Hay que asombrarse de la sutil e insondable inteligencia de nuestras criaturas. La atención se está convirtiendo, poco a poco, y según los expertos más atentos, en el gran valor de nuestro tiempo
Fijándome, he caído en una vieja verdad pedagógica que trata, justo, de la atención. ¿No echamos más cuenta a nuestros hijos cuando se portan peor o no comen o se pelean o gritan? Les reñimos con energía llevados por nuestro agudo sentido del deber y el deseo de mejorarlos.
Pero entonces, aunque les riñamos o castiguemos, les premiamos. Y al revés: si que se porten bien se convierte en nuestra coartada para descansar de ellos, les castigamos. Nada valoran tanto como nuestra atención. Tanto, que nuestras broncas pueden compensarles, si así estamos más pendientes. ¿Terminamos fomentando sin querer lo que no queremos porque eso produce una atención instantánea e intensa?
Hay que asombrarse de la sutil e insondable inteligencia de nuestras criaturas. La atención se está convirtiendo, poco a poco, y según los expertos más atentos, en el gran valor de nuestro tiempo. El más amenazado también. Las nuevas tecnologías hacen mucho daño a nuestra capacidad de concentración y todo el mundo sabe hasta qué punto las redes sociales pueden distanciarte de los que tienes al lado. Hay quien trabaja ya con la idea de que la atención es el nuevo coeficiente intelectual y lo que diferencia a las personas más eficientes. En realidad, todo esto lo sabían los clásicos, que consideraban la atención un efecto directo del amor y uno de los más valiosos subproductos del arte.
Por instinto, los hijos están dispuestos a cualquier sacrificio por conseguir y acaparar el bien de la atención de sus padres, incluso el de portarse mal. Hace poco leí que, en español, italiano y portugués, la atención se presta; en francés, se hace; en inglés, se paga y en alemán se regala. A esa curiosidad de idiomas comparados, habría que sumar que nuestros hijos la arrebatan. Con las armas que les dejamos y que suelen ser, ay, la trastada y el desorden.
Ahora bien, podríamos ofrecer otras alternativas a estos pequeños seres maquiavélicos. Repartir nuestra atención a partes iguales entre el elogio a lo que hacen bien, que es más, y el alarido por lo que hacen mal. Uno de los siete sabios de Grecia, Solón de Atenas, aconsejaba al gobernante que se sostuviese sobre dos piernas simétricas: el castigo y el premio. Cualquier otra cosa sería cojear; aunque yo, con nuestros hijos, sería partidario de una leve cojera elegante a favor del favor. Agustín de Hipona ya dijo que el mal, en verdad, no existe: solo es ausencia de bien. ¿Vamos a darle más importancia a un vacío metafísico que a la gloria sustancial de lo bueno?

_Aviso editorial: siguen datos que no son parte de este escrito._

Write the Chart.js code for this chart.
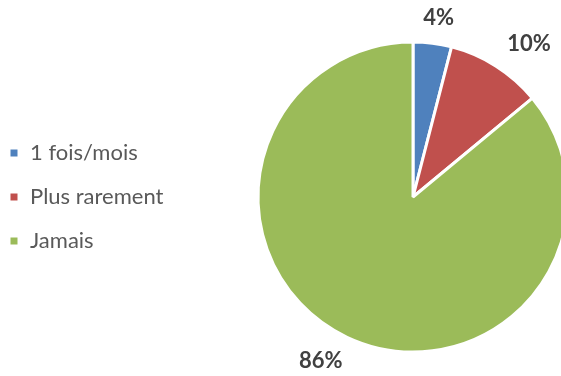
<!DOCTYPE html>
<html>
<head>
<meta charset="utf-8">
<script src="https://cdn.jsdelivr.net/npm/chart.js@4/dist/chart.umd.min.js"></script>
<style>
  html, body { margin: 0; padding: 0; background: #fff; }
  #wrap { position: relative; width: 561px; height: 376px; overflow: hidden; }
  #wrap canvas { position: absolute; left: 0; top: 0; }
</style>
</head>
<body>
<div id="wrap"><canvas id="c" width="700" height="376" style="width:700px;height:376px"></canvas></div>
<script>
// Fréquence d'utilisation
const categories = ['1 fois/mois', 'Plus rarement', 'Jamais'];
const shares = [4, 10, 86];
const valueLabels = ['4%', '10%', '86%'];
const sliceColors = ['#4F81BD', '#C0504D', '#9BBB59'];

const FONT = 'Lato, "Open Sans", "Liberation Sans", sans-serif';
const PIE_CENTER_X = 413;

// Percent labels placed just outside each slice
const outsideLabels = {
  id: 'outsideLabels',
  afterDatasetsDraw(chart) {
    const ctx = chart.ctx;
    const meta = chart.getDatasetMeta(0);
    ctx.save();
    ctx.font = 'bold 22px ' + FONT;
    ctx.fillStyle = '#404040';
    ctx.textAlign = 'center';
    ctx.textBaseline = 'middle';
    meta.data.forEach((arc, i) => {
      const p = arc.getProps(['x', 'y', 'startAngle', 'endAngle', 'outerRadius'], true);
      const mid = (p.startAngle + p.endAngle) / 2;
      const dx = Math.cos(mid), dy = Math.sin(mid);
      const txt = valueLabels[i];
      const w = ctx.measureText(txt).width;
      const h = 16;
      const gap = 18;
      const lx = p.x + dx * (p.outerRadius + gap) + dx * w;
      const ly = p.y + dy * (p.outerRadius + gap) + dy * h / 2;
      ctx.fillText(txt, lx, ly);
    });
    ctx.restore();
  }
};

const chart = new Chart(document.getElementById('c'), {
  type: 'pie',
  data: {
    labels: categories,
    datasets: [{
      data: shares,
      backgroundColor: sliceColors,
      borderColor: '#ffffff',
      borderWidth: 3,
      radius: 155
    }]
  },
  options: {
    responsive: false,
    animation: false,
    layout: { padding: { left: -13, right: 0, top: 20, bottom: 2 } },
    plugins: {
      legend: {
        position: 'left',
        labels: {
          font: { family: FONT, size: 22 },
          color: '#595959',
          boxWidth: 10,
          boxHeight: 10,
          padding: 22
        }
      },
      tooltip: { enabled: false }
    }
  },
  plugins: [outsideLabels]
});

// Shift the plot area so the pie sits at the intended horizontal position
const left = chart.chartArea.left;
chart.options.layout.padding.right = chart.width - (2 * PIE_CENTER_X - left);
chart.update('none');
</script>
</body>
</html>
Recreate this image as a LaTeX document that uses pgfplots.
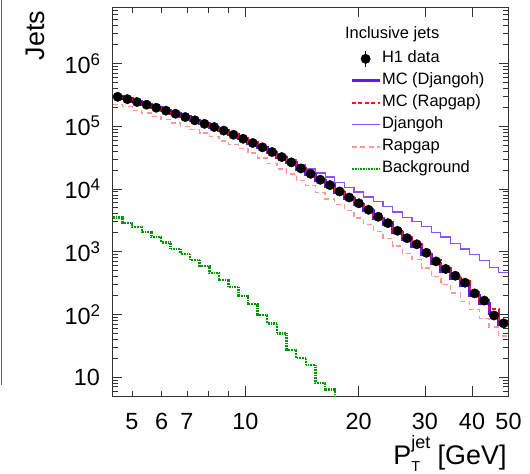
\documentclass[border=0pt]{standalone}
\usepackage{pgfplots}
\usepackage{pgfplotstable}
\pgfplotsset{compat=1.18}
\usepackage{fontspec}
\setmainfont{Liberation Sans}

\definecolor{mcdj}{RGB}{100,20,255}
\definecolor{djc}{RGB}{140,80,255}
\definecolor{mcrg}{RGB}{255,20,20}
\definecolor{rgc}{RGB}{255,150,150}
\definecolor{bgc}{RGB}{0,150,0}

\newcommand\tp[1]{10\raisebox{8bp}{\fontsize{17}{17}\selectfont #1}}

\pgfplotstableread{
x dj rg mcdj mcrg
4.4500 300000 222000 297000 291000
4.7204 273000 206000 272000 268000
5.0073 246000 180000 245000 241000
5.3115 223000 162000 222000 219000
5.6343 200000 142000 199000 196000
5.9767 179000 127000 178000 176000
6.3399 160000 113000 159000 157000
6.7252 142000 100000 141000 140000
7.1338 126000 88000 125000 124000
7.5673 111000 78000 110000 109000
8.0272 98500 68000 97000 97500
8.5150 86500 58000 85000 85500
9.0324 74500 51000 73000 74000
9.5813 64500 44500 62500 64000
10.1635 55500 37400 53500 55000
10.7811 47500 31200 45500 46800
11.4363 40500 25300 38200 39400
12.1312 34500 20800 31800 32800
12.8684 29200 17300 26000 27000
13.6504 24400 13700 20700 21700
14.4799 20800 11300 16900 17800
15.3598 18000 8800 13600 14400
16.2932 15500 6900 11100 11800
17.2833 12700 5600 8750 9350
18.3336 10600 4500 7000 7500
19.4477 8960 3450 5650 6050
20.6295 7460 2700 4450 4800
21.8831 6300 2090 3430 3720
23.2129 5300 1630 2700 2950
24.6235 4300 1230 2030 2230
26.1198 3550 932 1550 1700
27.7070 3030 747 1230 1360
29.3907 2530 550 900 1000
31.1767 2030 404 655 730
33.0712 1710 298 490 555
35.0809 1340 220 380 432
37.2127 1100 162 290 336
39.4740 896 119 200 228
41.8727 727 85 150 170
44.4172 562 63 105 120
47.1163 468 45 70 74
49.9794 468 45 70 74
}\hist

\pgfplotstableread{
x bg
4.4500 3500
4.7204 2880
5.0073 2450
5.3115 2070
5.6343 1720
5.9767 1410
6.3399 1110
6.7252 925
7.1338 742
7.5673 596
8.0272 455
8.5150 356
9.0324 272
9.5813 197
10.1635 147
10.7811 98
11.4363 72
12.1312 50
12.8684 27
13.6504 20
14.4799 15.7
15.3598 8.0
16.2932 6.3
17.2833 3
18.3336 3
}\bgtab

\pgfplotstableread{
c d
4.583 294000
4.862 270000
5.157 243000
5.471 220000
5.803 197000
6.156 177000
6.530 158000
6.927 140000
7.347 124000
7.794 109000
8.268 97000
8.770 85000
9.303 73000
9.868 63000
10.468 54000
11.104 46000
11.779 38700
12.494 32200
13.254 26500
14.059 21200
14.913 17400
15.820 14000
16.781 11500
17.801 9100
18.883 7300
20.030 5900
21.247 4650
22.538 3600
23.908 2850
25.361 2150
26.902 1640
28.537 1310
30.271 960
32.110 700
34.061 530
36.131 413
38.327 320
40.656 216
43.126 166
45.747 96
48.527 72
}\datatab

\begin{document}
\begin{tikzpicture}
\useasboundingbox (-112.5bp,-78bp) rectangle (417.5bp,396bp);
\begin{axis}[
  at={(0,0)}, anchor=south west,
  width=396bp, height=388.5bp, scale only axis,
  xmode=log, ymode=log,
  xmin=4.44, xmax=50, ymin=5, ymax=7.8e6,
  axis line style={line width=0.9bp, black!80},
  tick style={black!80, line width=0.8bp},
  tick align=inside, xtick pos=both, ytick pos=both,
  major tick length=10bp, minor tick length=5.5bp,
  xtick={10,20,30,40,50}, xticklabels={10,20,30,40,50},
  extra x ticks={5,6,7,8,9}, extra x tick labels={5,6,7,{},{}},
  extra x tick style={major tick length=5.5bp},
  ytick={10,100,1000,10000,100000,1000000},
  yticklabels={10,\tp{2},\tp{3},\tp{4},\tp{5},\tp{6}},
  minor ytick={5,6,7,8,9,20,30,40,50,60,70,80,90,200,300,400,500,600,700,800,900,2000,3000,4000,5000,6000,7000,8000,9000,20000,30000,40000,50000,60000,70000,80000,90000,200000,300000,400000,500000,600000,700000,800000,900000,2000000,3000000,4000000,5000000,6000000,7000000},
  tick label style={font=\fontsize{23.5}{23.5}\selectfont},
  xticklabel style={yshift=-14bp},
  yticklabel style={xshift=-9bp},
  label style={font=\fontsize{27}{27}\selectfont},
  xlabel={P\rlap{\raisebox{-7bp}{\fontsize{14.5}{14.5}\selectfont T}}\raisebox{16bp}{\fontsize{18}{18}\selectfont jet} [GeV]},
  xlabel style={at={(axis description cs:1.0038,-0.1776)}, anchor=base east},
  ylabel={Jets},
  ylabel style={at={(axis description cs:-0.1705,1.0)}, anchor=base east},
  legend style={at={(axis description cs:0.592,0.8966)}, anchor=north west, draw=none, fill=none,
    font=\fontsize{16.5}{16.5}\selectfont, row sep=4bp,
    nodes={inner sep=1bp, text height=12bp, text depth=4bp}},
  legend cell align=left,
  legend image code/.code={\draw[#1] (0bp,0bp) -- (28bp,0bp);},
]
\addplot[const plot, djc, line width=1.2bp, forget plot] table[x=x, y=dj] {\hist};
\addplot[const plot, rgc, line width=1.3bp, dash pattern=on 5bp off 3.5bp, forget plot] table[x=x, y=rg] {\hist};
\addplot[const plot, bgc, line width=2.5bp, dash pattern=on 0.8bp off 0.8bp, forget plot] table[x=x, y=bg] {\bgtab};
\addplot[const plot, mcdj, line width=3bp, forget plot] table[x=x, y=mcdj] {\hist};
\addplot[const plot, mcrg, line width=2bp, dash pattern=on 4bp off 2.5bp, forget plot] table[x=x, y=mcrg] {\hist};
\addplot[only marks, mark=*, mark size=4.7bp, black, forget plot] table[x=c, y=d] {\datatab};

\addlegendimage{legend image code/.code={\draw[black, line width=1.2bp] (14bp,-8bp) -- (14bp,8bp); \fill[black] (14bp,0bp) circle (4.7bp);}}
\addlegendentry{H1 data}
\addlegendimage{mcdj, line width=3bp}
\addlegendentry{MC (Djangoh)}
\addlegendimage{mcrg, line width=2bp, dash pattern=on 4bp off 2.5bp}
\addlegendentry{MC (Rapgap)}
\addlegendimage{djc, line width=1.2bp}
\addlegendentry{Djangoh}
\addlegendimage{rgc, line width=1.3bp, dash pattern=on 5bp off 3.5bp}
\addlegendentry{Rapgap}
\addlegendimage{bgc, line width=2.5bp, dash pattern=on 0.8bp off 0.8bp}
\addlegendentry{Background}

\node[anchor=base west, font=\fontsize{16.5}{16.5}\selectfont, inner sep=0pt] at (axis description cs:0.587,0.919) {Inclusive jets};
\end{axis}
\draw[black!60, line width=1bp] (-111bp,11bp) -- (-111bp,396bp);
\end{tikzpicture}
\end{document}
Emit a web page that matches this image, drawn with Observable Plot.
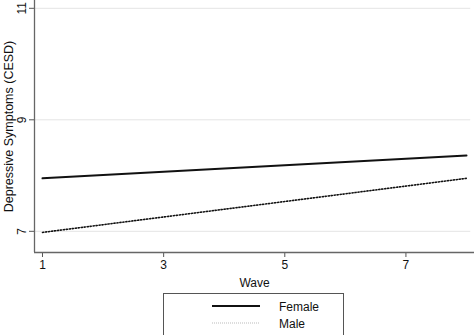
<!DOCTYPE html>
<html><head><meta charset="utf-8">
<script src="https://cdn.jsdelivr.net/npm/d3@7"></script>
<script src="https://cdn.jsdelivr.net/npm/@observablehq/plot@0.6"></script>
<style>
body{margin:0;background:#fff;font-family:"Liberation Sans",Arial,sans-serif;}
#wrap{position:relative;width:474px;height:335px;overflow:hidden;}
#legend{position:absolute;left:163px;top:293px;width:181px;height:50px;border:1px solid #555;box-sizing:border-box;background:#fff;}
</style></head>
<body><div id="wrap"><div id="chart"></div><div id="legend"></div></div>
<script>
const waves = [1, 8];
const female = [7.95, 8.36];
const male = [6.98, 7.95];
const series = ["Female", "Male"];
const xTicks = [1, 3, 5, 7];
const yTicks = [7, 9, 11];

const data = [];
waves.forEach((w, i) => {
  data.push({wave: w, value: female[i], sex: series[0]});
  data.push({wave: w, value: male[i], sex: series[1]});
});

const chart = Plot.plot({
  width: 474, height: 290,
  marginLeft: 34, marginRight: 0, marginTop: 0, marginBottom: 38,
  style: {fontFamily: "Liberation Sans, Arial, sans-serif", fontSize: "12px", color: "#111"},
  x: {domain: [0.868, 8.132]},
  y: {domain: [6.62, 11.14]},
  marks: [
    Plot.ruleY(yTicks, {stroke: "#e4e4e4", strokeWidth: 1, x1: 0.868, x2: 8.07}),
    Plot.axisX({ticks: xTicks, tickFormat: "d", tickSize: 5, tickPadding: 3, label: "Wave", labelAnchor: "center", labelArrow: "none", labelOffset: 34, stroke: "#555", fontSize: 12}),
    Plot.axisY({ticks: yTicks, tickFormat: () => "", tickSize: 5, label: "Depressive Symptoms (CESD)", labelAnchor: "center", labelArrow: "none", labelOffset: 30, stroke: "#555", fontSize: 12.5}),
    Plot.text(yTicks, {x: () => 0.67, y: d => d, text: d => String(d), rotate: -90, textAnchor: "middle", lineAnchor: "middle", fontSize: 12, fill: "#111", clip: false}),
    Plot.ruleX([0.868], {stroke: "#666", strokeWidth: 1.3}),
    Plot.ruleY([6.62], {stroke: "#666", strokeWidth: 1.3}),
    Plot.line(data.filter(d => d.sex === "Female"), {x: "wave", y: "value", stroke: "#111", strokeWidth: 2}),
    Plot.line(data.filter(d => d.sex === "Male"), {x: "wave", y: "value", stroke: "#111", strokeWidth: 1.6, strokeDasharray: "1.2,1.8"})
  ]
});
document.getElementById("chart").appendChild(chart);

const lg = d3.select("#legend").append("svg").attr("width", 181).attr("height", 50);
const rows = [{name: series[0], stroke: "#111", w: 2, dash: null}, {name: series[1], stroke: "#bbb", w: 1, dash: "1,1"}];
rows.forEach((r, i) => {
  const y = 12 + i * 17;
  lg.append("line").attr("x1", 48).attr("x2", 96).attr("y1", y).attr("y2", y)
    .attr("stroke", r.stroke).attr("stroke-width", r.w).attr("stroke-dasharray", r.dash);
  lg.append("text").attr("x", 115).attr("y", y + 4.5).attr("font-size", 12).attr("fill", "#111").text(r.name);
});
</script></body></html>
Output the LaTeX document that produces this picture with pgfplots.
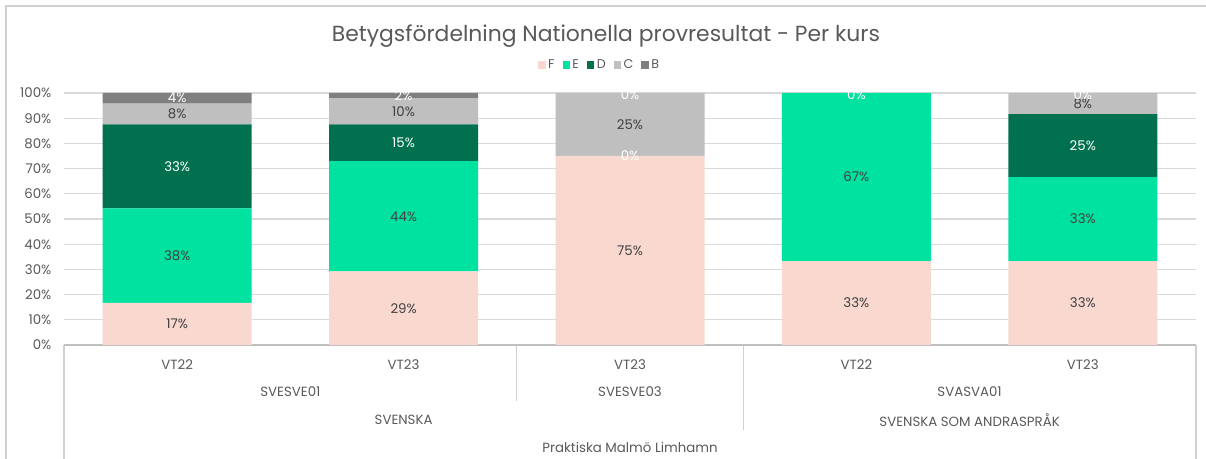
\documentclass[border=0pt]{standalone}
\usepackage{pgfplots}
\pgfplotsset{compat=1.18}
\usepackage{pgfplotstable}
\usepackage{fontspec}
\setmainfont{Poppins}
\definecolor{cF}{HTML}{F8D8CF}
\definecolor{cE}{HTML}{00E29F}
\definecolor{cD}{HTML}{00704F}
\definecolor{cC}{HTML}{BFBFBF}
\definecolor{cB}{HTML}{7F7F7F}
\definecolor{txt}{HTML}{595959}
\definecolor{dlab}{HTML}{404040}
\definecolor{gridc}{HTML}{D9D9D9}
\definecolor{framec}{HTML}{D0D0D0}

% grade shares (%) per bar: 0 SVESVE01 VT22, 1 SVESVE01 VT23, 2 SVESVE03 VT23, 3 SVASVA01 VT22, 4 SVASVA01 VT23
\pgfplotstableread{
x F E D C B
0 16.67 37.50 33.33 8.33 4.17
1 29.17 43.75 14.58 10.42 2.08
2 75.00 0.00 0.00 25.00 0.00
3 33.33 66.67 0.00 0.00 0.00
4 33.33 33.33 25.00 8.33 0.00
}\data
% data labels: position (middle of segment) and printed value
\pgfplotstableread{
x y lab
0 8.33 17
1 14.58 29
2 37.50 75
3 16.67 33
4 16.67 33
0 35.42 38
1 51.04 44
3 66.67 67
4 50.00 33
0 91.67 8
1 92.71 10
2 87.50 25
4 95.83 8
}\darklabels
\pgfplotstableread{
x y lab
0 70.83 33
1 80.21 15
2 75.00 0
4 79.17 25
0 97.92 4
1 98.96 2
2 99.20 0
3 99.20 0
4 99.20 0
}\whitelabels

\begin{document}
\begin{tikzpicture}[font=\fontsize{10}{12}\selectfont]
\useasboundingbox (-48pt,-85.5pt) rectangle (856.5pt,258.75pt);
\draw[framec, line width=0.8pt] (870pt,254.25pt) -- (-43.5pt,254.25pt) -- (-43.5pt,-100pt);
\node[text=txt, font=\fontsize{16.4}{19}\selectfont] at (406.5pt,232pt) {Betygsfördelning Nationella provresultat - Per kurs};
\pgfplotsset{
  common/.style={
    at={(0pt,0pt)}, anchor=south west,
    scale only axis, width=849pt, height=189pt,
    xmin=-0.5, xmax=4.5, ymin=0, ymax=100, clip=false,
    /pgf/number format/assume math mode=true,
  },
}
\begin{axis}[
  common,
  ybar stacked, bar width=111.75pt,
  axis line style={draw=none},
  ymajorgrids, grid style={draw=gridc, line width=0.8pt},
  ytick={0,10,...,100},
  yticklabel={\pgfmathprintnumber{\tick}\%},
  yticklabel style={text=txt, anchor=east, xshift=-6pt},
  xtick={0,...,4}, xticklabels={VT22,VT23,VT23,VT22,VT23},
  xticklabel style={text=txt, anchor=center, yshift=-15pt},
  tick style={draw=none},
  legend columns=-1,
  legend style={draw=none, fill=none, at={(0.4735,1.111)}, anchor=center,
    font=\fontsize{9.5}{11}\selectfont, text=txt,
    /tikz/every even column/.append style={column sep=4pt}},
  legend image code/.code={\fill[#1] (0pt,-2.7pt) rectangle (5.4pt,2.7pt);},
]
\addplot[fill=cF, draw=none] table[x=x,y=F] {\data};
\addplot[fill=cE, draw=none] table[x=x,y=E] {\data};
\addplot[fill=cD, draw=none] table[x=x,y=D] {\data};
\addplot[fill=cC, draw=none] table[x=x,y=C] {\data};
\addplot[fill=cB, draw=none] table[x=x,y=B] {\data};
\legend{F,E,D,C,B}
% category axis frame
\draw[cC, line width=0.8pt] (axis cs:-0.5,0) -- (axis cs:4.5,0);
\draw[framec, line width=0.8pt] (axis cs:-0.5,0) -- ++(0pt,-90pt);
\draw[framec, line width=0.8pt] (axis cs:4.5,0) -- ++(0pt,-90pt);
\draw[framec, line width=0.8pt] (axis cs:1.5,0) -- ++(0pt,-42pt);
\draw[framec, line width=0.8pt] (axis cs:2.5,0) -- ++(0pt,-63.75pt);
\node[text=txt] at ([yshift=-35.25pt]axis cs:0.5,0) {SVESVE01};
\node[text=txt] at ([yshift=-35.25pt]axis cs:2,0) {SVESVE03};
\node[text=txt] at ([yshift=-35.25pt]axis cs:3.5,0) {SVASVA01};
\node[text=txt] at ([yshift=-56.25pt]axis cs:1,0) {SVENSKA};
\node[text=txt] at ([yshift=-56.25pt]axis cs:3.5,0) {SVENSKA SOM ANDRASPRÅK};
\node[text=txt] at ([yshift=-76.5pt]axis cs:2,0) {Praktiska Malmö Limhamn};
\end{axis}
\begin{axis}[
  common, hide axis,
  point meta=explicit,
  nodes near coords={\pgfmathprintnumber{\pgfplotspointmeta}\%},
  every node near coord/.append style={anchor=center, font=\fontsize{10}{12}\selectfont},
]
\addplot[draw=none, mark=none, only marks, every node near coord/.append style={text=dlab}]
  table[x=x, y=y, meta=lab] {\darklabels};
\addplot[draw=none, mark=none, only marks, every node near coord/.append style={text=white}]
  table[x=x, y=y, meta=lab] {\whitelabels};
\end{axis}
\end{tikzpicture}
\end{document}
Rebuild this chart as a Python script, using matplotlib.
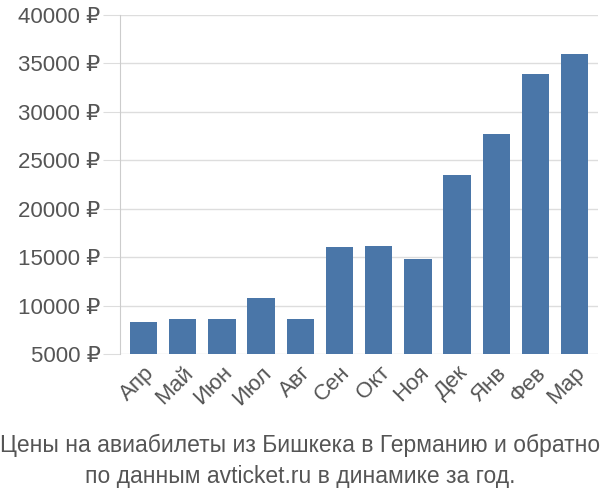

Pero ¿no sería dejación de funciones? ¡Oh, no! Hay otros sistemas pedagógicos. Está el aristocrático, muy eficaz si vemos lo educaditos que solían estar esos retoños. Consiste en que los padres disfrutan un rato con los niños mientras se portan cual príncipes rococós. Al primer conato de revolución, se toca una campanilla, aparece una nanny inmediata y solícita y se priva a los hijos del privilegio que por naturaleza más desean: estar con sus padres. Es limpio y cómodo, pero, vaya, imperfecto: resulta complejo, con contraindicaciones y, sobre todo, caro…
Segunda opción. Castigar a nuestros hijos con el látigo de nuestra indiferencia, siempre que sus travesuras nos permitan mirar para otro lado. Como los padres alguna vez tenemos que descansar, hacerlo, precisamente, cuando no merezcan nuestra admiración. Nosotros respiramos algo y ellos, de paso, aprenden que zascandileando no se apoderarán de nuestro tiempo.
Habrá que reconvenirles a veces, qué remedio. Ni entonces todo está perdido. Propongo graduar la implicación personal. Reñirles con prisa, cortando por lo sano, tajantes, expeditivos, sin eternizar el conflicto (cuidado con los preadolescentes) y sin traslucir angustia personal. Guardar nuestra implicación, energía y entusiasmo para la alabanza y el aplauso. Estoy seguro de que este método de atención asertiva producirá grandes efectos en su comportamiento y, en el peor de los casos, les habremos dejado claro que, en la jerarquía del ser, lo bueno y lo hermoso valen infinitamente más que la lata y el follón.